Holding — Thompson, J.
- The United States District Court for the District of Connecticut held that the defendants were entitled to summary judgment as the Settlement Agreement released them from liability for Walker's claims.
Rule
- A settlement agreement is enforceable if its terms are clear and unambiguous, releasing all claims against the parties specified in the agreement.
Reasoning
- The United States District Court reasoned that the Settlement Agreement's terms were clear and unambiguous, stating that Walker released all current and former employees of the Connecticut Department of Correction from any claims arising from incidents prior to the effective date of the agreement.
- The court found no merit in Walker's argument that the Settlement Agreement was ambiguous or that he was misled into signing it. Although Walker claimed that he was informed by the defendants' attorney that the settlement was limited to the Walker v. Aldi case, the court noted that such statements were not false or misleading, as the agreement itself explicitly encompassed broader releases.
- Additionally, the presence of a merger clause in the Settlement Agreement indicated that it was the complete and final agreement between the parties, superseding any prior oral or written communications.
- Consequently, the court determined that Walker had not established any genuine issue of material fact regarding the enforceability of the Settlement Agreement.
Deep Dive: How the Court Reached Its Decision
Clarity and Unambiguity of the Settlement Agreement
The court reasoned that the terms of the Settlement Agreement signed by Darnell Walker were clear and unambiguous. It emphasized that the language used in the agreement explicitly released all current and former employees of the Connecticut Department of Correction from liability for incidents occurring prior to the agreement's effective date. The court found that the settlement encompassed not only the claims related to the Walker v. Aldi case but also any claims that could arise from the incidents that formed the basis of the Walker v. Semple case. The specific wording of the release was deemed comprehensive, stating that it covered all actions, suits, claims, and controversies related to the incidents in question. Consequently, the court concluded that Walker had effectively released the defendants from any claims he might have had in this matter. The clarity of the release language played a crucial role in the court's determination that there were no genuine issues of material fact regarding its enforceability. The court noted that Walker's argument regarding potential ambiguity did not hold, as the language did not lend itself to multiple reasonable interpretations. Thus, the court reaffirmed the principle that a settlement agreement is enforceable when its terms are straightforward and unequivocal.
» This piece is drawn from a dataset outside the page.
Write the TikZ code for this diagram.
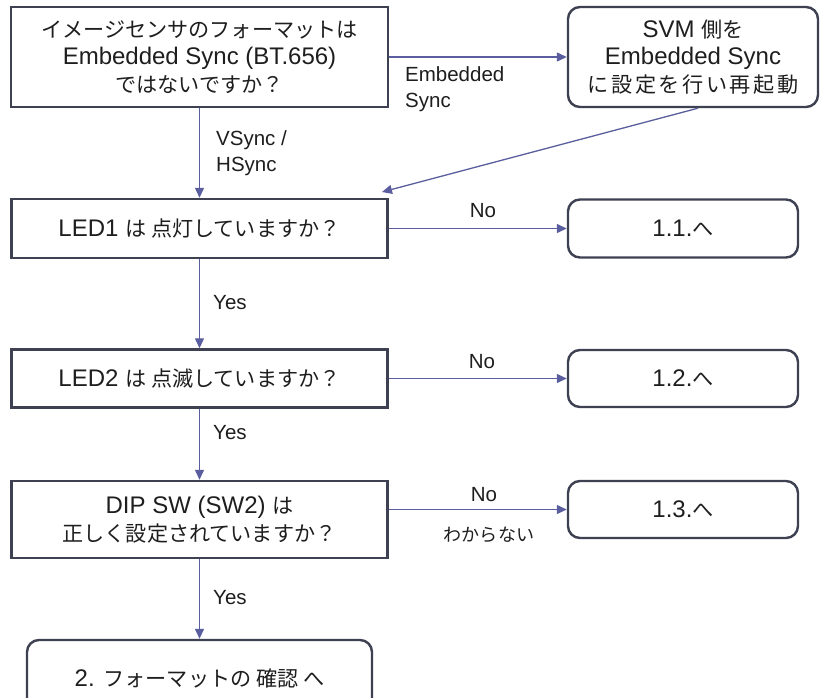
\documentclass[tikz,border=0pt]{standalone}
\usepackage{fontspec}
\setmainfont{Liberation Sans}
\newfontfamily\jp[Scale=0.88]{Noto Sans CJK JP}
\usetikzlibrary{arrows.meta}
\definecolor{boxc}{HTML}{3E4152}
\definecolor{arrc}{HTML}{5B5E9E}
\definecolor{txt}{HTML}{1E1E1E}
\begin{document}
\begin{tikzpicture}[x=1pt,y=-1pt,
  every node/.style={text=txt},
  sqbox/.style={draw=boxc, line width=2.4pt, inner sep=0pt, align=center,
    font=\fontsize{24}{27.5}\selectfont},
  rbox/.style={sqbox, rounded corners=12pt},
  conn/.style={draw=arrc, line width=1.3pt, -{Triangle[length=10pt,width=9pt]}},
  lbl/.style={inner sep=0pt, align=left, font=\fontsize{20.5}{26}\selectfont}]
\useasboundingbox (0,0) rectangle (820,697);
\clip (0,0) rectangle (820,697);
\fill[white] (0,0) rectangle (820,697);

\node[sqbox, minimum width=377pt, minimum height=100pt] (q1) at (199.5,57)
  {{\jp イメージセンサのフォーマットは}\\Embedded Sync (BT.656)\\{\jp ではないですか？}};
\node[rbox, minimum width=250pt, minimum height=100pt] (svm) at (693,57)
  {SVM {\jp 側を}\\Embedded Sync\\{\jp\addfontfeature{LetterSpace=12}に設定を行い再起動}};
\node[sqbox, minimum width=376pt, minimum height=59pt] (led1) at (199.5,228.5)
  {LED1 {\jp は 点灯していますか？}};
\node[sqbox, minimum width=376pt, minimum height=58pt] (led2) at (199.5,378.5)
  {LED2 {\jp は 点滅していますか？}};
\node[sqbox, minimum width=376pt, minimum height=77pt] (dip) at (199.5,519.5)
  {DIP SW (SW2) {\jp は}\\{\jp 正しく設定されていますか？}};
\node[rbox, minimum width=230pt, minimum height=58pt] (r11) at (683,228.5) {1.1.{\jp へ}};
\node[rbox, minimum width=230pt, minimum height=57pt] (r12) at (683,378.5) {1.2.{\jp へ}};
\node[rbox, minimum width=230pt, minimum height=57pt] (r13) at (683,509.5) {1.3.{\jp へ}};
\node[rbox, minimum width=345pt, minimum height=76pt] (fin) at (199.5,678)
  {2. {\jp フォーマットの 確認 へ}};

\coordinate (dg) at (382,192);

\draw[conn] (q1.east) -- (svm.west);
\draw[conn] (q1.south) -- (led1.north);
\draw[conn] ([xshift=5pt]svm.south) -- (dg);
\draw[conn] (led1.east) -- (r11.west);
\draw[conn] (led1.south) -- (led2.north);
\draw[conn] (led2.east) -- (r12.west);
\draw[conn] (led2.south) -- (dip.north);
\draw[conn] (dip.east |- r13.west) -- (r13.west);
\draw[conn] (dip.south) -- (fin.north);

\node[lbl, anchor=north west] (l1) at (405,66) {Embedded\\Sync};
\node[lbl, anchor=north west] (l2) at (216,130) {VSync /\\HSync};
\node[lbl] (l3) at (483,211) {No};
\node[lbl, anchor=west] (l4) at (213,303) {Yes};
\node[lbl] (l5) at (482,362) {No};
\node[lbl, anchor=west] (l6) at (213,433) {Yes};
\node[lbl] (l7) at (484,495) {No};
\node[lbl] (l8) at (489,535) {\jp わからない};
\node[lbl, anchor=west] (l9) at (213,598) {Yes};
\end{tikzpicture}
\end{document}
Plaintiff's Claims of Misleading Statements
Walker contended that he was misled into signing the Settlement Agreement due to representations made by the defendants' attorney, which he claimed indicated that the settlement was limited to the Walker v. Aldi case. However, the court found that the attorney's statements were not false or misleading, as the Settlement Agreement itself expressly included a broader release of liability. The court acknowledged Walker's belief that he was only settling the earlier case, but it emphasized that the terms of the written agreement took precedence over any prior communications. The court pointed out that a party is bound by the terms of a contract once they have signed it, regardless of any oral statements made prior to that signature. Furthermore, the court highlighted the presence of a merger clause in the Settlement Agreement, which indicated that the written document constituted the complete agreement between the parties. This clause reinforced that any prior discussions or representations were superseded by the terms laid out in the agreement. Therefore, the court concluded that Walker's claims of being misled did not create a genuine issue of material fact regarding the enforceability of the Settlement Agreement.
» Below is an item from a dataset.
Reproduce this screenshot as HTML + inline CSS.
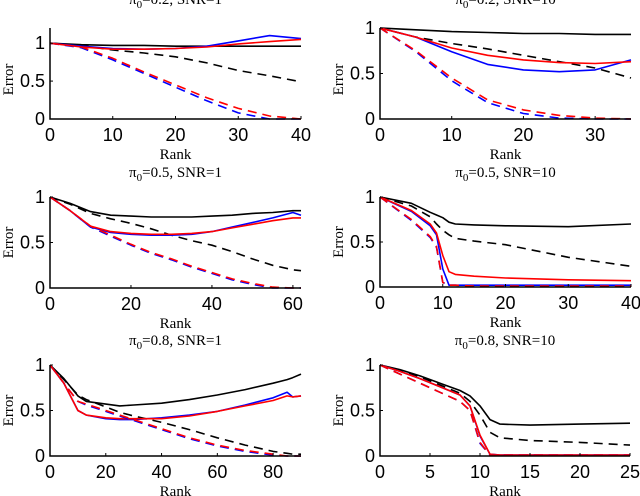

Elements of Fraud and Their Absence
The court also considered whether Walker's allegations could support a claim of fraudulent inducement regarding the Settlement Agreement. In order for a claim of fraud to be established, the court noted that four essential elements must be proven: a false representation made as a statement of fact, knowledge of its falsity by the party making it, intent to induce reliance, and actual reliance by the other party to their detriment. The court found that Walker did not provide sufficient evidence to satisfy even the first two elements of fraud. The attorney's statements regarding the limited scope of the settlement were not false; they accurately reflected that the settlement pertained to the Walker v. Aldi case. Moreover, the court found no indication that the attorney intended to mislead Walker or that Walker relied on any misrepresentation to his detriment. As such, the court held that there was no basis for a fraudulent inducement claim, further affirming that the Settlement Agreement was binding and enforceable. In light of these findings, the court determined that there was no genuine issue of material fact regarding the plaintiff's claim of fraud.
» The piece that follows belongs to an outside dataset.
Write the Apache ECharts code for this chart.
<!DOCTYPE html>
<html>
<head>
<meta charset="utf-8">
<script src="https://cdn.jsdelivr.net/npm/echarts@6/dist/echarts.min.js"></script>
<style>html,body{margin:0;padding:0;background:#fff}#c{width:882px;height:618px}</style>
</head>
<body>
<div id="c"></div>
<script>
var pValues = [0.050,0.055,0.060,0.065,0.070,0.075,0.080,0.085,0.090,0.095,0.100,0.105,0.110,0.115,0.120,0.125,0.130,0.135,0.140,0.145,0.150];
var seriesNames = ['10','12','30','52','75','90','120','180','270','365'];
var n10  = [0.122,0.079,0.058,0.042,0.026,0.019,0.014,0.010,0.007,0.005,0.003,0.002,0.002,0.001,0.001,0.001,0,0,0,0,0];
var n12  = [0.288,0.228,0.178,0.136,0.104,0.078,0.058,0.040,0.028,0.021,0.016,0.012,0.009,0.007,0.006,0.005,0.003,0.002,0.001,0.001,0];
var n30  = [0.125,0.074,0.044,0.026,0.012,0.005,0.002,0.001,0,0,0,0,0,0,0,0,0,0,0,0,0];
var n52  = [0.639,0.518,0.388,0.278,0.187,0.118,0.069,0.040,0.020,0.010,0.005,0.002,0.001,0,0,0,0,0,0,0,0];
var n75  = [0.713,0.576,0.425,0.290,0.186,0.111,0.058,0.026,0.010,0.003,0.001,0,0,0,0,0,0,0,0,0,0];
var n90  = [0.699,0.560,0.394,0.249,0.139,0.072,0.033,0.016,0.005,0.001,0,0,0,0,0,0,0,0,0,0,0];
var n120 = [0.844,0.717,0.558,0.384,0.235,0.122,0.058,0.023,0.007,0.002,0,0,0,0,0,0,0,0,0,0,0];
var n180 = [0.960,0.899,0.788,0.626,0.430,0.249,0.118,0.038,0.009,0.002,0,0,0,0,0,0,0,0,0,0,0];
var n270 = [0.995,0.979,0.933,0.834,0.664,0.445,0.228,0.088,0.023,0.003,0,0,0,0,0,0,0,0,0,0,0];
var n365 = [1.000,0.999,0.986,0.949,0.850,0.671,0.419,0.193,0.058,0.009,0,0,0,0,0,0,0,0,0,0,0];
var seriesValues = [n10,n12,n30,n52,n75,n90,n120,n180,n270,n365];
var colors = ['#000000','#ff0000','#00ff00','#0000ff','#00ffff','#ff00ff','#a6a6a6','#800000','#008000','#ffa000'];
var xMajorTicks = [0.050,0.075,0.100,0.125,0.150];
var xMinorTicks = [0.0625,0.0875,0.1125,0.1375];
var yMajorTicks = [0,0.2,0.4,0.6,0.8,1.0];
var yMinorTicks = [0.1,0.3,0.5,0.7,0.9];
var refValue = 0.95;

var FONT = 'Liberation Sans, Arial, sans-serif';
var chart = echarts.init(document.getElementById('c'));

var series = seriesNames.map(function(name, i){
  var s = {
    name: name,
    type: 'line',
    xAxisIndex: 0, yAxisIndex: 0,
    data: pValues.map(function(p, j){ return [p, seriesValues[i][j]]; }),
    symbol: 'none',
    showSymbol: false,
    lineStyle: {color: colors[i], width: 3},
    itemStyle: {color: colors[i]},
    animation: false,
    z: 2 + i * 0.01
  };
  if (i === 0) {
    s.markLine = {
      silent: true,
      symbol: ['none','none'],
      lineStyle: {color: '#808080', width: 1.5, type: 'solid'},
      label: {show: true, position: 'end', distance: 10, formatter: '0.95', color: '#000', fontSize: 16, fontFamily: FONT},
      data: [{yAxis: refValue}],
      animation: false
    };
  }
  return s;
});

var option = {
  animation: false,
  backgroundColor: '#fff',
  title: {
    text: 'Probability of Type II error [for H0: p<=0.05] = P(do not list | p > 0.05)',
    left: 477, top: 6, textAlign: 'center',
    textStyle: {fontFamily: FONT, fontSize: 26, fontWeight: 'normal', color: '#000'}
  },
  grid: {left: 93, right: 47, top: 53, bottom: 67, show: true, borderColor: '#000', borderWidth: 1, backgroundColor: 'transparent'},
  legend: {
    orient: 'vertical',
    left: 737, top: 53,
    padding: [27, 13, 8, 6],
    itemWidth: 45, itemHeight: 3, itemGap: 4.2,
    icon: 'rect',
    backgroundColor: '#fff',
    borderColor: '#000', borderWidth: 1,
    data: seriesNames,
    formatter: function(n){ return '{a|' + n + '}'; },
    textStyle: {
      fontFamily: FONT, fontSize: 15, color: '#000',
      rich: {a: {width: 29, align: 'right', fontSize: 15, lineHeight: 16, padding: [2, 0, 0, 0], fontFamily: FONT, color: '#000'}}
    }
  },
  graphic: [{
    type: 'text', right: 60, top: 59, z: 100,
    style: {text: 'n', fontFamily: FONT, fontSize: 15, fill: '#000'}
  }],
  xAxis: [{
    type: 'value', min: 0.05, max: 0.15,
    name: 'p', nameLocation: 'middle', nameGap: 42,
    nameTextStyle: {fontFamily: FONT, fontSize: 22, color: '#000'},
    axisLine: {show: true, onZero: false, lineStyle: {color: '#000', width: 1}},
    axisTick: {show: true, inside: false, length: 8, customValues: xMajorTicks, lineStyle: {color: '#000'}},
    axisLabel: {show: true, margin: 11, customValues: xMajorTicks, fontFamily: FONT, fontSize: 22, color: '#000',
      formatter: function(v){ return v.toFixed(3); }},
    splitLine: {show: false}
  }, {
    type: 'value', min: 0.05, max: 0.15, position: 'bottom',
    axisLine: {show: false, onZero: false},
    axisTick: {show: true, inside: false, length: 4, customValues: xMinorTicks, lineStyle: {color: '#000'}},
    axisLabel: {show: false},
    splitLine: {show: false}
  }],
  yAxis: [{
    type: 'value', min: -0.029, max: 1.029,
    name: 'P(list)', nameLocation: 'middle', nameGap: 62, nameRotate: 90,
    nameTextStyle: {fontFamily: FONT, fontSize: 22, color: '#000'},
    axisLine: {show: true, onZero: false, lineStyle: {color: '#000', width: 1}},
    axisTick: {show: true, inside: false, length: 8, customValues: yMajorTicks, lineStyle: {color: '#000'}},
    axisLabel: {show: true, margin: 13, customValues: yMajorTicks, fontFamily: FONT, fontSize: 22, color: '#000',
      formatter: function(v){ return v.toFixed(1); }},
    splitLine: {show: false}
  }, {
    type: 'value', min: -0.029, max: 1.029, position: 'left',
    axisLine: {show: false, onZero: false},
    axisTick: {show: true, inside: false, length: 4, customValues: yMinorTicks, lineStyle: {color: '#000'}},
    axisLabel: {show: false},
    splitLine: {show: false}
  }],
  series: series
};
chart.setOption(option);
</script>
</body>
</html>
Finality and Enforcement of the Settlement Agreement
Ultimately, the court concluded that the Settlement Agreement was enforceable due to its clarity and the absence of any credible claims of misrepresentation or fraud. It emphasized that parties to a contract are bound by the terms they mutually agree upon, and that the written terms of a settlement agreement supersede any prior discussions not included in the document itself. The court reiterated the importance of the merger clause, which established that the Settlement Agreement represented the complete understanding between the parties and negated any previous oral agreements. Given that Walker had signed the agreement, he was held to its terms, which explicitly released the defendants from liability for the claims he was attempting to assert in the current case. The court found no genuine issues of material fact to be tried, leading to the determination that the defendants were entitled to summary judgment. As a result, the court granted the motion for summary judgment, effectively closing the case in favor of the defendants.
Conclusion and Judgment
The court's analysis culminated in the granting of the defendants' motion for summary judgment, reinforcing the principle that clear and unambiguous settlement agreements are enforceable. The court determined that Walker's claims were barred by the Settlement Agreement, which he had voluntarily signed. The clear language of the agreement and the existence of a merger clause supported the court's finding of enforceability, as it indicated that the agreement was the final word on the matter. Walker's objections regarding ambiguity and potential misleading statements did not sway the court, as they were deemed insufficient to create any genuine issues of material fact. Consequently, the court ordered the entry of judgment in favor of the defendants, affirming the legal effectiveness of the release contained within the Settlement Agreement. This ruling highlighted the importance of understanding the implications of signing legal documents, particularly in the context of settlement agreements within the judicial system.